How can I use Get & Transform?
- Access in Excel is via the Get & Transform Data section within the Data tab. In Power BI it exists in the External Data section of the Home tab.
- Loading CSVs: Importing a CSV via Get & Transform allows for it to be cleaned and made "narrower" or "wider" to assist with data pivoting. These instructions can be saved and then repeated for future imports.
- Handling text strings: As a significant improvement over the Text to Columns functionality in Excel, Get & Transform can quickly parse through and separate combined text and number strings into separate columns.
- Different data sources: With a wide range of input files accepted, it is possible to work with disparate sources while maintaining consistent and normalized output quality.
- Customizing with code: The M language is the functional code used within Get & Transform, and it is possible to write custom queries for more bespoke requests.
In this age of data lakes and petabyte-scale databases, it is shocking how frequently I still receive data in the form of CSV, text, and Excel files.
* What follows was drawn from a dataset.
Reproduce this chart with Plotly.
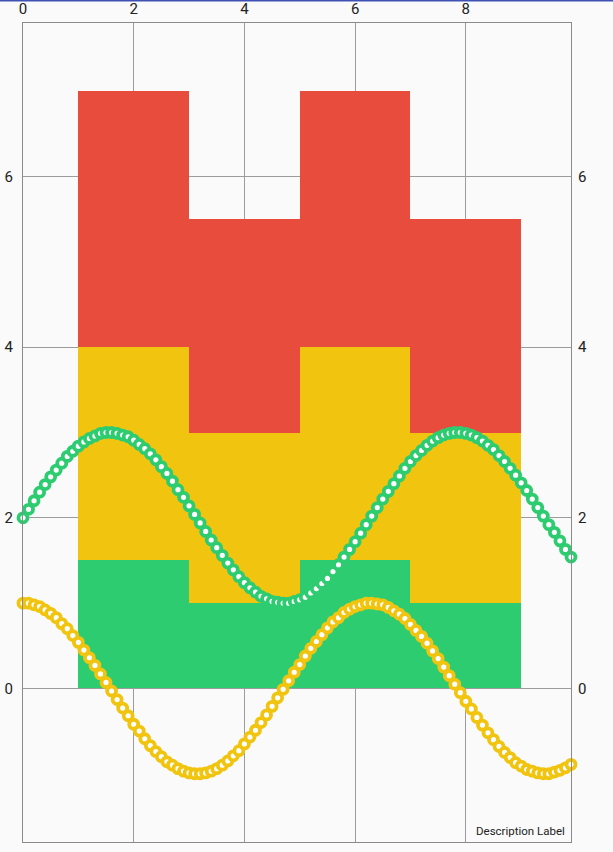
import plotly.graph_objects as go

# Barras apiladas (centros en x, alturas de cada tramo)
bar_x = [2, 4, 6, 8]
bar_green = [1.5, 1.0, 1.5, 1.0]
bar_yellow = [2.5, 2.0, 2.5, 2.0]
bar_red = [3.0, 2.5, 3.0, 2.5]

# Curvas de puntos
line_x = [
    0.0, 0.1, 0.2, 0.3, 0.4, 0.5, 0.6, 0.7, 0.8, 0.9,
    1.0, 1.1, 1.2, 1.3, 1.4, 1.5, 1.6, 1.7, 1.8, 1.9,
    2.0, 2.1, 2.2, 2.3, 2.4, 2.5, 2.6, 2.7, 2.8, 2.9,
    3.0, 3.1, 3.2, 3.3, 3.4, 3.5, 3.6, 3.7, 3.8, 3.9,
    4.0, 4.1, 4.2, 4.3, 4.4, 4.5, 4.6, 4.7, 4.8, 4.9,
    5.0, 5.1, 5.2, 5.3, 5.4, 5.5, 5.6, 5.7, 5.8, 5.9,
    6.0, 6.1, 6.2, 6.3, 6.4, 6.5, 6.6, 6.7, 6.8, 6.9,
    7.0, 7.1, 7.2, 7.3, 7.4, 7.5, 7.6, 7.7, 7.8, 7.9,
    8.0, 8.1, 8.2, 8.3, 8.4, 8.5, 8.6, 8.7, 8.8, 8.9,
    9.0, 9.1, 9.2, 9.3, 9.4, 9.5, 9.6, 9.7, 9.8, 9.9,
]
green_line = [
    2.00, 2.10, 2.20, 2.30, 2.39, 2.48, 2.56, 2.64, 2.72, 2.78,
    2.84, 2.89, 2.93, 2.96, 2.99, 3.00, 3.00, 2.99, 2.97, 2.95,
    2.91, 2.86, 2.81, 2.75, 2.68, 2.60, 2.52, 2.43, 2.33, 2.24,
    2.14, 2.04, 1.94, 1.84, 1.74, 1.65, 1.56, 1.47, 1.39, 1.31,
    1.24, 1.18, 1.13, 1.08, 1.05, 1.02, 1.01, 1.00, 1.00, 1.02,
    1.04, 1.07, 1.12, 1.17, 1.23, 1.29, 1.37, 1.45, 1.54, 1.63,
    1.72, 1.82, 1.92, 2.02, 2.12, 2.22, 2.31, 2.40, 2.49, 2.58,
    2.66, 2.73, 2.79, 2.85, 2.90, 2.94, 2.97, 2.99, 3.00, 3.00,
    2.99, 2.97, 2.94, 2.90, 2.85, 2.80, 2.73, 2.66, 2.58, 2.50,
    2.41, 2.32, 2.22, 2.12, 2.02, 1.92, 1.83, 1.73, 1.63, 1.54,
]
yellow_line = [
    1.00, 1.00, 0.98, 0.96, 0.92, 0.88, 0.83, 0.76, 0.70, 0.62,
    0.54, 0.45, 0.36, 0.27, 0.17, 0.07, -0.03, -0.13, -0.23, -0.32,
    -0.42, -0.50, -0.59, -0.67, -0.74, -0.80, -0.86, -0.90, -0.94, -0.97,
    -0.99, -1.00, -1.00, -0.99, -0.97, -0.94, -0.90, -0.85, -0.79, -0.73,
    -0.65, -0.57, -0.49, -0.40, -0.31, -0.21, -0.11, -0.01, 0.09, 0.19,
    0.28, 0.38, 0.47, 0.55, 0.63, 0.71, 0.78, 0.83, 0.89, 0.93,
    0.96, 0.98, 1.00, 1.00, 0.99, 0.98, 0.95, 0.91, 0.87, 0.82,
    0.75, 0.68, 0.61, 0.53, 0.44, 0.35, 0.25, 0.15, 0.05, -0.05,
    -0.15, -0.24, -0.34, -0.43, -0.52, -0.60, -0.68, -0.75, -0.81, -0.87,
    -0.91, -0.95, -0.97, -0.99, -1.00, -1.00, -0.98, -0.96, -0.93, -0.89,
]

GREEN = "#2ECC71"
YELLOW = "#F1C40F"
RED = "#E74C3C"
GRID = "#9c9c9c"
AXIS = "#8a8a8a"
TXT = "#222222"

fig = go.Figure()

for vals, col in [(bar_green, GREEN), (bar_yellow, YELLOW), (bar_red, RED)]:
    fig.add_trace(go.Bar(x=bar_x, y=vals, width=2, marker=dict(color=col, line=dict(width=0)),
                         hoverinfo="skip"))

for vals, col in [(yellow_line, YELLOW), (green_line, GREEN)]:
    fig.add_trace(go.Scatter(
        x=line_x, y=vals, mode="markers", cliponaxis=False,
        marker=dict(size=9, color="white", line=dict(color=col, width=3.8)),
    ))

# eje derecho solo para las etiquetas
fig.add_trace(go.Scatter(x=[None], y=[None], yaxis="y2", showlegend=False))

fig.update_layout(
    width=613, height=852,
    margin=dict(l=23, r=42, t=23, b=10),
    barmode="stack", bargap=0,
    showlegend=False,
    paper_bgcolor="#FAFAFA", plot_bgcolor="#FAFAFA",
    font=dict(family="Roboto", size=15, color=TXT),
    xaxis=dict(range=[0, 9.9], dtick=2, tick0=0, side="top", showgrid=True,
               gridcolor=GRID, gridwidth=1, zeroline=False, showline=True,
               linecolor=AXIS, linewidth=1, mirror=True, ticks="",
               ticklabelstandoff=2, automargin=False),
    yaxis=dict(range=[-1.8, 7.8], dtick=2, tick0=0, showgrid=True,
               gridcolor=GRID, gridwidth=1, zeroline=False, showline=True,
               linecolor=AXIS, linewidth=1, mirror=True, ticks="",
               ticklabelstandoff=6, automargin=False),
    yaxis2=dict(range=[-1.8, 7.8], dtick=2, tick0=0, overlaying="y", side="right",
                showgrid=False, zeroline=False, showline=False, ticks="",
                ticklabelstandoff=6, automargin=False),
    annotations=[dict(text="Description Label", x=1, y=0, xref="paper", yref="paper",
                      xanchor="right", yanchor="bottom", xshift=-4, yshift=2,
                      showarrow=False, font=dict(size=11.5, color=TXT))],
    shapes=[dict(type="line", xref="paper", yref="paper", x0=-0.05, x1=1.1,
                 y0=1 + 22.5 / 819, y1=1 + 22.5 / 819,
                 line=dict(color="#3F51B5", width=2))],
)

# quitar el margen por defecto del body para que el gráfico empiece en (0, 0)
fig.write_html("out.html", config={"displayModeBar": False},
               post_script="document.body.style.margin='0';")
While modern-day analytics focuses on cutting-edge advances in machine learning algorithms, the day-to-day drudgery of data analysis is still a manual process of finding, compiling, and wrangling disparate data types.
For the financial analyst, data often arrives as an Excel spreadsheet, but just as often, it is a data dump into a CSV or a query into a SQL database. Sometimes, the data is arranged in a confusing layout or does not have all the requisite components for analysis. Time spent scrubbing this data is valuable time wasted for the analyst, yet at times this task is accepted as a necessary evil to be tolerated.
What Does Get & Transform Do?
A solution to this common problem is actually quite accessible: Excel and Power BI have an entire set of data transformation tools that few users are aware of, named Get & Transform (formerly known as Power Query). Using its embedded extract, transform, and load (ETL) functionality enables financial analysts to seamlessly link to their data sources and get to insights quicker.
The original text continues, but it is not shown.